Figure scripts:

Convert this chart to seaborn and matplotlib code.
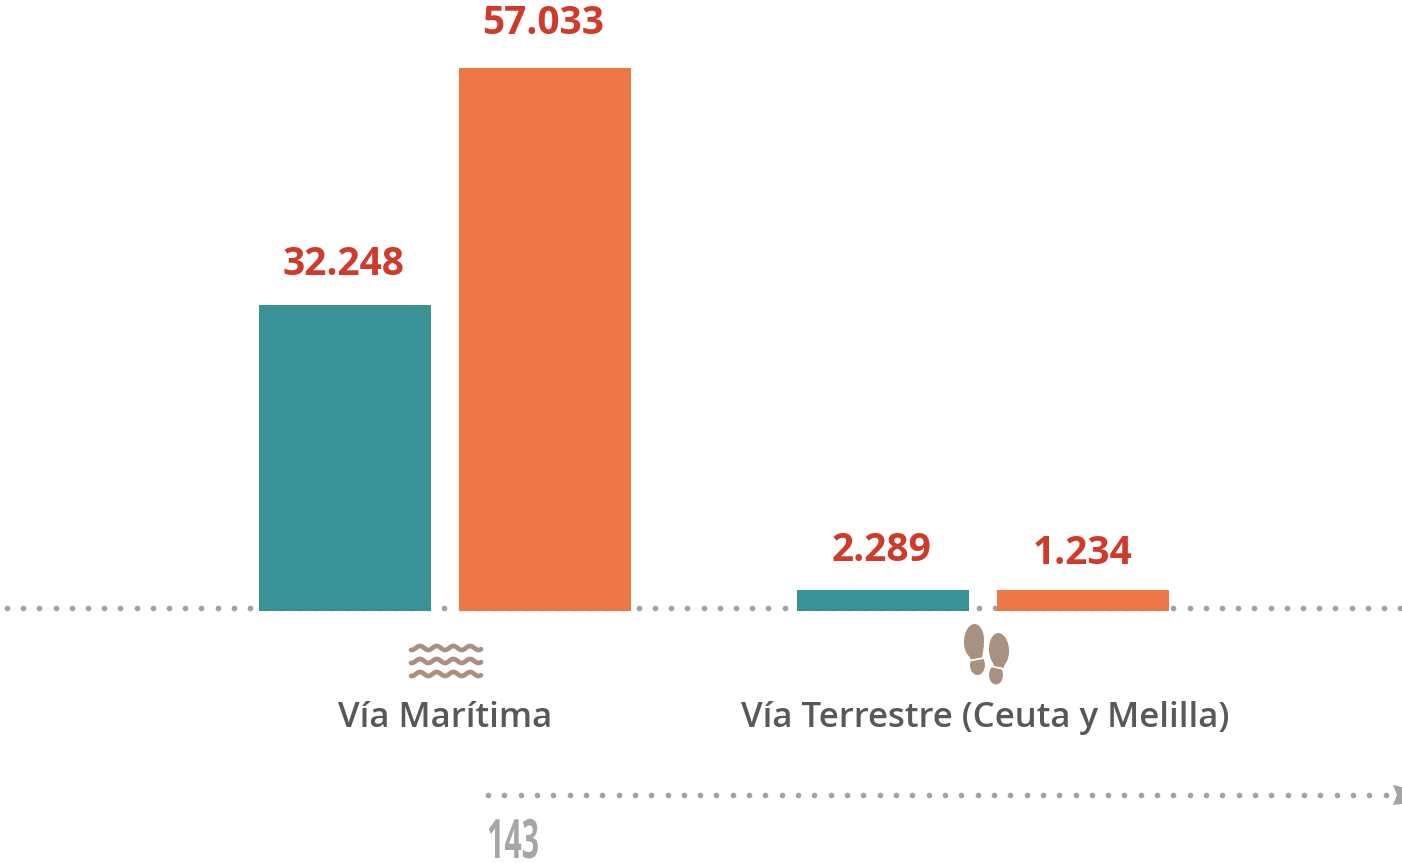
import numpy as np
import pandas as pd
import seaborn as sns
import matplotlib.pyplot as plt
from matplotlib.patches import Ellipse, Polygon
from matplotlib.patheffects import AbstractPathEffect
from matplotlib.transforms import Affine2D, ScaledTranslation

W, H = 1402, 863
BASE_Y = 611

routes = ['Vía Marítima', 'Vía Terrestre (Ceuta y Melilla)']
periods = ['A', 'B']
teal_heights = [32150, 2200]
orange_heights = [57033, 2200]
teal_labels = ['32.248', '2.289']
orange_labels = ['57.033', '1.234']
page_number = '143'

TEAL = '#399296'
ORANGE = '#ee7747'
RED = '#cf3a2b'
TEXT = '#58585a'
DOTS = '#a3a3a3'
ICON = '#a89181'


class Squeeze(AbstractPathEffect):
    # narrows the glyphs around a display x, no condensed font is installed
    def __init__(self, cx, sx):
        self.cx = cx
        self.sx = sx

    def draw_path(self, renderer, gc, tpath, affine, rgbFace=None):
        squeeze = Affine2D().translate(-self.cx, 0).scale(self.sx, 1).translate(self.cx, 0)
        renderer.draw_path(gc, tpath, affine + squeeze, rgbFace)


sns.set_theme(style='white')
plt.rcParams['font.family'] = ['Open Sans', 'DejaVu Sans']

df = pd.DataFrame({
    'route': routes * 2,
    'period': [periods[0]] * 2 + [periods[1]] * 2,
    'height': teal_heights + orange_heights,
})

fig = plt.figure(figsize=(W / 100, H / 100), dpi=100, facecolor='white')

# pixel overlay for the dots and icons
deco = fig.add_axes([0, 0, 1, 1], zorder=0)
deco.set_xlim(0, W)
deco.set_ylim(H, 0)
deco.axis('off')

x_base = np.arange(7.0, W + 4, 16.2)
deco.scatter(x_base, np.full_like(x_base, 608), s=17, color=DOTS, linewidths=0)
x_bottom = np.arange(488, 1390, 16.32)
deco.scatter(x_bottom, np.full_like(x_bottom, 795), s=17, color=DOTS, linewidths=0)
deco.add_patch(Polygon([(1393, 785), (1402, 787), (1402, 804), (1393, 805), (1397, 795)],
                       color=DOTS, lw=0))

# waves
wx = np.linspace(411, 481, 120)
for y0 in [648, 661, 674]:
    deco.plot(wx, y0 - 2 * np.cos((wx - 420) / 16.7 * 2 * np.pi), color=ICON, lw=3.4,
              solid_capstyle='round')

# shoe prints
for cx, cy, w, h, ang in [(974, 641, 20, 34, 3), (977.5, 665, 15, 20, 0),
                          (999, 650, 20, 34, -3), (996, 675, 14, 19, 0)]:
    deco.add_patch(Ellipse((cx, cy), w, h, angle=ang, color=ICON, lw=0))
deco.add_patch(Polygon([(965, 645), (984, 645), (982, 658), (971, 660)], color=ICON, lw=0))
deco.add_patch(Polygon([(989.5, 652), (1009, 652), (1003.5, 668), (994, 666)], color=ICON, lw=0))
deco.plot([968, 986], [661, 657.5], color='white', lw=1.3)
deco.plot([990, 1008], [666, 670], color='white', lw=1.3)

deco.text(513, 844, page_number, ha='center', va='center', fontsize=39, color='#a6a6a6',
          fontweight='bold', path_effects=[Squeeze(513, 0.56)])

# bars
ax = fig.add_axes([0, 1 - BASE_Y / H, 1, BASE_Y / H], zorder=1)
ax.patch.set_alpha(0)
sns.barplot(data=df, x='route', y='height', hue='period', palette=[TEAL, ORANGE],
            width=0.743, gap=0.14, saturation=1, legend=False, linewidth=0, ax=ax)
ax.set_xlim(-445 / 538, (W - 445) / 538)
ax.set_ylim(0, BASE_Y / 543 * 57033)
ax.set_xlabel('')
ax.set_ylabel('')
ax.set_yticks([])
ax.tick_params(axis='x', length=0, pad=65, labelsize=25, labelcolor=TEXT)
for lab in ax.get_xticklabels():
    lab.set_fontweight('semibold')
tick = ax.xaxis.get_major_ticks()[1]
tick.label1.set_transform(tick.label1.get_transform() + ScaledTranslation(2 / 100, 0, fig.dpi_scale_trans))
sns.despine(ax=ax, left=True, bottom=True, top=True, right=True)

# value labels, offsets in px from the top of each bar
bars = list(ax.patches)[:4]
labels = teal_labels + orange_labels
offsets = [(-2, 44), (-2, 44), (-2, 47), (0, 40)]
offsets = [(-2, 40), (-2, 40), (-2, 44), (0, 37)]
for bar, label, (dx, dy) in zip(bars, labels, offsets):
    ax.annotate(label, (bar.get_x() + bar.get_width() / 2, bar.get_height()),
                xytext=(dx * 0.72, dy * 0.72), textcoords='offset points',
                ha='center', va='center', fontsize=28, fontweight='bold', color=RED,
                annotation_clip=False)

fig.savefig('out.png', dpi=100)
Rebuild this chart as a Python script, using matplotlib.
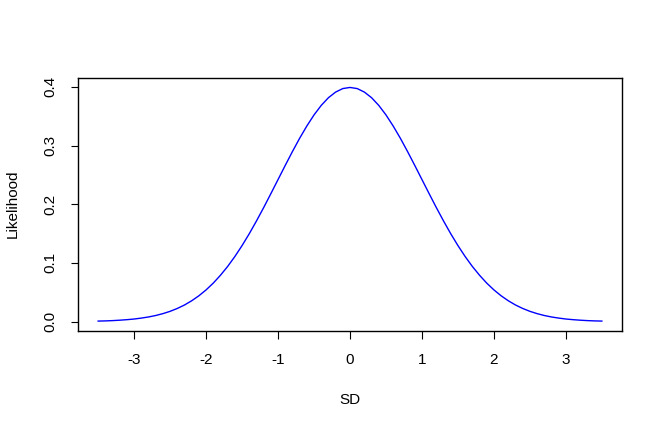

Stated goal: Transcribe the full listing character for character. Pictures are excluded.

Output of the exercise:
Convert this chart to seaborn and matplotlib code.
import numpy as np
import pandas as pd
import seaborn as sns
import matplotlib.pyplot as plt
from matplotlib.patches import Ellipse, Polygon
from matplotlib.patheffects import AbstractPathEffect
from matplotlib.transforms import Affine2D, ScaledTranslation

W, H = 1402, 863
BASE_Y = 611

routes = ['Vía Marítima', 'Vía Terrestre (Ceuta y Melilla)']
periods = ['A', 'B']
teal_heights = [32150, 2200]
orange_heights = [57033, 2200]
teal_labels = ['32.248', '2.289']
orange_labels = ['57.033', '1.234']
page_number = '143'

TEAL = '#399296'
ORANGE = '#ee7747'
RED = '#cf3a2b'
TEXT = '#58585a'
DOTS = '#a3a3a3'
ICON = '#a89181'


class Squeeze(AbstractPathEffect):
    # narrows the glyphs around a display x, no condensed font is installed
    def __init__(self, cx, sx):
        self.cx = cx
        self.sx = sx

    def draw_path(self, renderer, gc, tpath, affine, rgbFace=None):
        squeeze = Affine2D().translate(-self.cx, 0).scale(self.sx, 1).translate(self.cx, 0)
        renderer.draw_path(gc, tpath, affine + squeeze, rgbFace)


sns.set_theme(style='white')
plt.rcParams['font.family'] = ['Open Sans', 'DejaVu Sans']

df = pd.DataFrame({
    'route': routes * 2,
    'period': [periods[0]] * 2 + [periods[1]] * 2,
    'height': teal_heights + orange_heights,
})

fig = plt.figure(figsize=(W / 100, H / 100), dpi=100, facecolor='white')

# pixel overlay for the dots and icons
deco = fig.add_axes([0, 0, 1, 1], zorder=0)
deco.set_xlim(0, W)
deco.set_ylim(H, 0)
deco.axis('off')

x_base = np.arange(7.0, W + 4, 16.2)
deco.scatter(x_base, np.full_like(x_base, 608), s=17, color=DOTS, linewidths=0)
x_bottom = np.arange(488, 1390, 16.32)
deco.scatter(x_bottom, np.full_like(x_bottom, 795), s=17, color=DOTS, linewidths=0)
deco.add_patch(Polygon([(1393, 785), (1402, 787), (1402, 804), (1393, 805), (1397, 795)],
                       color=DOTS, lw=0))

# waves
wx = np.linspace(411, 481, 120)
for y0 in [648, 661, 674]:
    deco.plot(wx, y0 - 2 * np.cos((wx - 420) / 16.7 * 2 * np.pi), color=ICON, lw=3.4,
              solid_capstyle='round')

# shoe prints
for cx, cy, w, h, ang in [(974, 641, 20, 34, 3), (977.5, 665, 15, 20, 0),
                          (999, 650, 20, 34, -3), (996, 675, 14, 19, 0)]:
    deco.add_patch(Ellipse((cx, cy), w, h, angle=ang, color=ICON, lw=0))
deco.add_patch(Polygon([(965, 645), (984, 645), (982, 658), (971, 660)], color=ICON, lw=0))
deco.add_patch(Polygon([(989.5, 652), (1009, 652), (1003.5, 668), (994, 666)], color=ICON, lw=0))
deco.plot([968, 986], [661, 657.5], color='white', lw=1.3)
deco.plot([990, 1008], [666, 670], color='white', lw=1.3)

deco.text(513, 844, page_number, ha='center', va='center', fontsize=39, color='#a6a6a6',
          fontweight='bold', path_effects=[Squeeze(513, 0.56)])

# bars
ax = fig.add_axes([0, 1 - BASE_Y / H, 1, BASE_Y / H], zorder=1)
ax.patch.set_alpha(0)
sns.barplot(data=df, x='route', y='height', hue='period', palette=[TEAL, ORANGE],
            width=0.743, gap=0.14, saturation=1, legend=False, linewidth=0, ax=ax)
ax.set_xlim(-445 / 538, (W - 445) / 538)
ax.set_ylim(0, BASE_Y / 543 * 57033)
ax.set_xlabel('')
ax.set_ylabel('')
ax.set_yticks([])
ax.tick_params(axis='x', length=0, pad=65, labelsize=25, labelcolor=TEXT)
for lab in ax.get_xticklabels():
    lab.set_fontweight('semibold')
tick = ax.xaxis.get_major_ticks()[1]
tick.label1.set_transform(tick.label1.get_transform() + ScaledTranslation(2 / 100, 0, fig.dpi_scale_trans))
sns.despine(ax=ax, left=True, bottom=True, top=True, right=True)

# value labels, offsets in px from the top of each bar
bars = list(ax.patches)[:4]
labels = teal_labels + orange_labels
offsets = [(-2, 44), (-2, 44), (-2, 47), (0, 40)]
offsets = [(-2, 40), (-2, 40), (-2, 44), (0, 37)]
for bar, label, (dx, dy) in zip(bars, labels, offsets):
    ax.annotate(label, (bar.get_x() + bar.get_width() / 2, bar.get_height()),
                xytext=(dx * 0.72, dy * 0.72), textcoords='offset points',
                ha='center', va='center', fontsize=28, fontweight='bold', color=RED,
                annotation_clip=False)

fig.savefig('out.png', dpi=100)
Rebuild this chart as a Python script, using matplotlib.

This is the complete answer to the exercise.